Since $$\lim_{x \to 0} h(x) = h(0)$$, the product function $$f(x)g(x)$$ is continuous at $$a=0$$.

This example successfully demonstrates the required conditions.

Alternative answer

Answer:
We can use the following example:
Let $a=0$.
Let $f(x) = x$.
Let $g(x) = \begin{cases} \sin(\frac{1}{x}) & \text{if } x \neq 0 \\ 0 & \text{if } x = 0 \end{cases}$.

Explain
This is a question about how functions can be continuous or discontinuous, and what happens when you multiply them together. . The solving step is:

First, let's pick a specific point, say $a=0$, to check everything.

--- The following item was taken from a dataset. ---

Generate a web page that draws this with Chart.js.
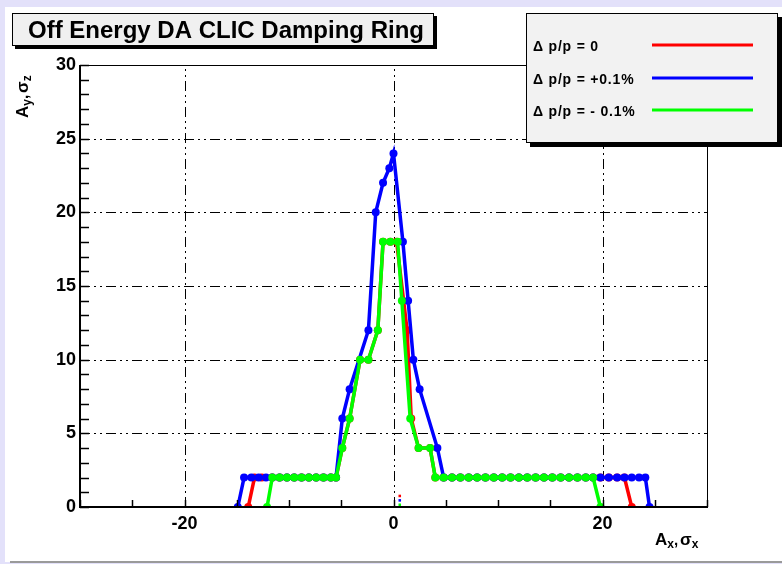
<!DOCTYPE html>
<html>
<head>
<meta charset="utf-8">
<script src="https://cdn.jsdelivr.net/npm/chart.js@4"></script>
<style>
  body { margin: 0; background: #e3e1fa; }
  canvas { display: block; }
</style>
</head>
<body>
<canvas id="daChart" width="782" height="564"></canvas>
<script>
// --- chart data ---
const chartTitle = 'Off Energy DA CLIC Damping Ring';
const seriesLabels = ['Δ p/p = 0', 'Δ p/p = +0.1%', 'Δ p/p = - 0.1%'];
const seriesColors = ['#ff0000', '#0000ff', '#00ff00'];
const xLabelValues = [-20, 0, 20];
const yLabelValues = [0, 5, 10, 15, 20, 25, 30];

// dp/p = 0
const redX = [-13.9, -13.3, -12.6, -11.6, -10.9, -10.2, -9.5, -8.8, -8.1, -7.4, -6.7, -6.0, -5.5,
  -4.9, -4.2, -3.2, -2.4, -1.5, -1.0, -0.3, 0.3, 1.3, 1.7, 2.4, 3.5, 4.0,
  4.8, 5.6, 6.4, 7.2, 8.0, 8.8, 9.6, 10.4, 11.2, 12.0, 12.8, 13.6, 14.4, 15.2, 16.0, 16.8, 17.6, 18.4, 19.1,
  19.8, 20.6, 21.4, 22.1, 22.8];
const redY = [0, 2, 2, 2, 2, 2, 2, 2, 2, 2, 2, 2, 2,
  4, 6, 10, 10, 12, 18, 18, 18, 12, 6, 4, 4, 2,
  2, 2, 2, 2, 2, 2, 2, 2, 2, 2, 2, 2, 2, 2, 2, 2, 2, 2, 2,
  2, 2, 2, 2, 0];

// dp/p = +0.1%
const blueX = [-14.9, -14.3, -13.6, -12.9, -12.2, -11.6, -10.9, -10.2, -9.5, -8.8, -8.1, -7.4, -6.7, -6.0, -5.5,
  -4.9, -4.2, -2.4, -1.7, -1.0, -0.4, 0.0, 0.9, 1.4, 1.9, 2.5, 4.2, 4.8,
  5.6, 6.4, 7.2, 8.0, 8.8, 9.6, 10.4, 11.2, 12.0, 12.8, 13.6, 14.4, 15.2, 16.0, 16.8, 17.6, 18.4, 19.1,
  19.8, 20.6, 21.4, 22.1, 22.8, 23.5, 24.1, 24.5];
const blueY = [0, 2, 2, 2, 2, 2, 2, 2, 2, 2, 2, 2, 2, 2, 2,
  6, 8, 12, 20, 22, 23, 24, 18, 14, 10, 8, 4, 2,
  2, 2, 2, 2, 2, 2, 2, 2, 2, 2, 2, 2, 2, 2, 2, 2, 2, 2,
  2, 2, 2, 2, 2, 2, 2, 0];

// dp/p = -0.1%
const greenX = [-12.1, -11.6, -10.9, -10.2, -9.5, -8.8, -8.1, -7.4, -6.7, -6.0, -5.5,
  -4.9, -4.2, -3.2, -2.4, -1.5, -1.0, -0.3, 0.4, 0.8, 1.6, 2.4, 3.5, 4.0,
  4.8, 5.6, 6.4, 7.2, 8.0, 8.8, 9.6, 10.4, 11.2, 12.0, 12.8, 13.6, 14.4, 15.2, 16.0, 16.8, 17.6, 18.4, 19.1, 19.8];
const greenY = [0, 2, 2, 2, 2, 2, 2, 2, 2, 2, 2,
  4, 6, 10, 10, 12, 18, 18, 18, 14, 6, 4, 4, 2,
  2, 2, 2, 2, 2, 2, 2, 2, 2, 2, 2, 2, 2, 2, 2, 2, 2, 2, 2, 0];

// the little stacked marks just above the x axis near x = 0.6
const stubX = [0.6, 0.6, 0.6];
const stubY = [0.75, 0.45, 0.15];

const toPts = (xs, ys) => xs.map((x, i) => ({ x: x, y: ys[i] }));

const FONT = "'Liberation Sans', Arial, sans-serif";
const GRID_DASH = [10, 4, 2, 4, 2, 4];

// page background, boxes, grid, frame, ticks, title, legend and axis titles
const rootStyle = {
  id: 'rootStyle',
  beforeDraw(chart) {
    const ctx = chart.ctx;
    ctx.save();
    ctx.fillStyle = '#ffffff';
    ctx.fillRect(5, 7, 777, 555);
    ctx.fillStyle = '#9a9a9a';
    ctx.fillRect(10, 561, 772, 2);
    ctx.restore();
  },
  beforeDatasetsDraw(chart) {
    const { ctx, chartArea: a, scales: { x, y } } = chart;
    ctx.save();
    ctx.strokeStyle = '#000';
    ctx.lineWidth = 1;
    ctx.setLineDash(GRID_DASH);
    x.ticks.forEach(t => {
      if (t.value % 20 !== 0 || Math.abs(t.value) === 30) return;
      const px = Math.round(x.getPixelForValue(t.value)) + 0.5;
      ctx.beginPath(); ctx.moveTo(px, a.bottom); ctx.lineTo(px, a.top); ctx.stroke();
    });
    y.ticks.forEach(t => {
      if (t.value % 5 !== 0 || t.value === 0 || t.value === 30) return;
      const py = Math.round(y.getPixelForValue(t.value)) + 0.5;
      ctx.beginPath(); ctx.moveTo(a.left, py); ctx.lineTo(a.right, py); ctx.stroke();
    });
    ctx.restore();
  },
  afterDraw(chart) {
    const { ctx, chartArea: a, scales: { x, y } } = chart;
    ctx.save();
    // frame
    ctx.strokeStyle = '#000';
    ctx.lineWidth = 1;
    ctx.strokeRect(a.left + 0.5, a.top + 0.5, a.right - a.left, a.bottom - a.top);
    ctx.lineWidth = 2;
    ctx.beginPath();
    ctx.moveTo(a.left, a.top); ctx.lineTo(a.left, a.bottom); ctx.lineTo(a.right, a.bottom);
    ctx.stroke();
    // inner tick marks
    ctx.lineWidth = 1.5;
    x.ticks.forEach(t => {
      const px = Math.round(x.getPixelForValue(t.value)) + 0.5;
      ctx.beginPath(); ctx.moveTo(px, a.bottom); ctx.lineTo(px, a.bottom - 7); ctx.stroke();
    });
    y.ticks.forEach(t => {
      const py = Math.round(y.getPixelForValue(t.value)) + 0.5;
      ctx.beginPath(); ctx.moveTo(a.left, py); ctx.lineTo(a.left + 9, py); ctx.stroke();
    });

    // title box with shadow
    ctx.fillStyle = '#000';
    ctx.fillRect(15, 16, 422, 33);
    ctx.fillStyle = '#f0f0f0';
    ctx.fillRect(12, 13, 422, 33);
    ctx.lineWidth = 1;
    ctx.strokeRect(12.5, 13.5, 421, 32);
    ctx.fillStyle = '#000';
    ctx.font = 'bold 24px ' + FONT;
    ctx.textBaseline = 'alphabetic';
    ctx.fillText(chartTitle, 28, 38);

    // legend box with shadow
    ctx.fillStyle = '#000';
    ctx.fillRect(530, 17, 252, 130);
    ctx.fillStyle = '#f2f2f2';
    ctx.fillRect(526, 13, 252, 130);
    ctx.strokeRect(526.5, 13.5, 251, 129);
    const rowY = [45, 78, 110];
    chart.data.datasets.slice(0, 3).forEach((ds, i) => {
      ctx.fillStyle = '#000';
      ctx.font = 'bold 14px ' + FONT;
      ctx.letterSpacing = '0.8px';
      ctx.textBaseline = 'middle';
      ctx.fillText(ds.label, 533, rowY[i] + 2);
      ctx.letterSpacing = '0px';
      ctx.strokeStyle = ds.borderColor;
      ctx.lineWidth = 3;
      ctx.beginPath(); ctx.moveTo(652, rowY[i]); ctx.lineTo(753, rowY[i]); ctx.stroke();
    });

    // axis titles with subscripts
    ctx.fillStyle = '#000';
    ctx.textBaseline = 'alphabetic';
    const rich = (parts, x0, y0) => {
      let cx = x0;
      parts.forEach(p => {
        ctx.font = p.f;
        ctx.fillText(p.t, cx, y0 + (p.dy || 0));
        cx += ctx.measureText(p.t).width + (p.gap || 0);
      });
    };
    rich([
      { t: 'A', f: 'bold 17px ' + FONT },
      { t: 'x', f: 'bold 12px ' + FONT, dy: 3 },
      { t: ',', f: 'bold 15px ' + FONT, gap: 2 },
      { t: 'σ', f: 'bold 17px ' + FONT },
      { t: 'x', f: 'bold 12px ' + FONT, dy: 3 }
    ], 655, 545);
    ctx.translate(28, 118);
    ctx.rotate(-Math.PI / 2);
    rich([
      { t: 'A', f: 'bold 17px ' + FONT },
      { t: 'y', f: 'bold 12px ' + FONT, dy: 3 },
      { t: ',', f: 'bold 15px ' + FONT, gap: 2 },
      { t: 'σ', f: 'bold 17px ' + FONT },
      { t: 'z', f: 'bold 12px ' + FONT, dy: 3 }
    ], 0, 0);
    ctx.restore();
  }
};

const lineSet = (label, color, xs, ys, order) => ({
  label: label,
  data: toPts(xs, ys),
  borderColor: color,
  backgroundColor: color,
  borderWidth: 3.5,
  pointRadius: 4,
  pointHoverRadius: 4,
  pointBorderWidth: 0,
  showLine: true,
  tension: 0,
  order: order
});

new Chart(document.getElementById('daChart').getContext('2d'), {
  type: 'scatter',
  data: {
    datasets: [
      lineSet(seriesLabels[0], seriesColors[0], redX, redY, 2),
      lineSet(seriesLabels[1], seriesColors[1], blueX, blueY, 1),
      lineSet(seriesLabels[2], seriesColors[2], greenX, greenY, 0),
      {
        label: 'marks',
        data: toPts(stubX, stubY),
        pointStyle: 'rect',
        pointRadius: 1.8,
        pointBorderWidth: 0,
        backgroundColor: seriesColors,
        showLine: false,
        order: 3
      }
    ]
  },
  options: {
    responsive: false,
    animation: false,
    layout: { padding: { left: 0, right: 75, top: 65, bottom: 0 } },
    plugins: { legend: { display: false }, tooltip: { enabled: false }, title: { display: false } },
    scales: {
      x: {
        type: 'linear',
        min: -30, max: 30,
        afterFit: s => { s.height = 57; },
        grid: { display: false, drawTicks: false },
        border: { display: false },
        ticks: {
          stepSize: 5,
          autoSkip: false,
          maxRotation: 0,
          padding: 6,
          color: '#000',
          font: { family: FONT, weight: 'bold', size: 18 },
          callback: v => xLabelValues.includes(v) ? String(v) : ''
        }
      },
      y: {
        type: 'linear',
        min: 0, max: 30,
        afterFit: s => { s.width = 80; },
        grid: { display: false, drawTicks: false },
        border: { display: false },
        ticks: {
          stepSize: 1,
          autoSkip: false,
          padding: 4,
          color: '#000',
          font: { family: FONT, weight: 'bold', size: 18 },
          callback: v => yLabelValues.includes(v) ? String(v) : ''
        }
      }
    }
  },
  plugins: [rootStyle]
});
</script>
</body>
</html>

1. **Check $f(x)$ at $a=0$**: Let's choose $f(x) = x$. This is a super simple straight line! It's smooth and has no breaks anywhere, so it's definitely continuous at $x=0$. Also, notice that $f(0) = 0$.

2. **Check $g(x)$ at $a=0$**: Now, we need a function $g(x)$ that is *not* continuous at $x=0$. A cool example is $g(x) = \sin(\frac{1}{x})$ for $x \neq 0$, and we'll say $g(0) = 0$. If you try to imagine drawing this function close to $x=0$, it wiggles up and down between -1 and 1 infinitely many times. It doesn't settle on one value as you get closer and closer to $0$. So, $g(x)$ is clearly *discontinuous* at $x=0$.

3. **Check the product $f(x) \cdot g(x)$ at $a=0$**: Let's call our new function $h(x) = f(x) \cdot g(x)$.
* For any $x$ that isn't $0$, $h(x) = x \cdot \sin(\frac{1}{x})$.
* At $x=0$, $h(0) = f(0) \cdot g(0) = 0 \cdot 0 = 0$.

Now, for $h(x)$ to be continuous at $x=0$, the value $h(x)$ gets close to as $x$ gets super, super close to $0$ (but not exactly $0$) must be the same as the actual value of $h(0)$.

Think about $h(x) = x \cdot \sin(\frac{1}{x})$. We know that $\sin(\frac{1}{x})$ always stays between -1 and 1.
But we're multiplying this wiggling number by $x$.
Imagine $x$ is super small, like $0.000001$. Then $h(x) = 0.000001 \times (\text{some number between -1 and 1})$. This product will be a tiny number, very, very close to $0$.
As $x$ gets even closer to $0$, that $x$ part gets smaller and smaller, pulling the whole product closer and closer to $0$.

So, as $x$ gets really, really close to $0$, $h(x)$ gets really, really close to $0$. And the actual value of $h(0)$ is also $0$.
Since these two values match, $h(x)$ is continuous at $x=0$.

This example shows that even if one function ($g(x)$) has a break, if the other function ($f(x)$) goes to zero at that exact spot, it can "smooth out" the product, making it continuous!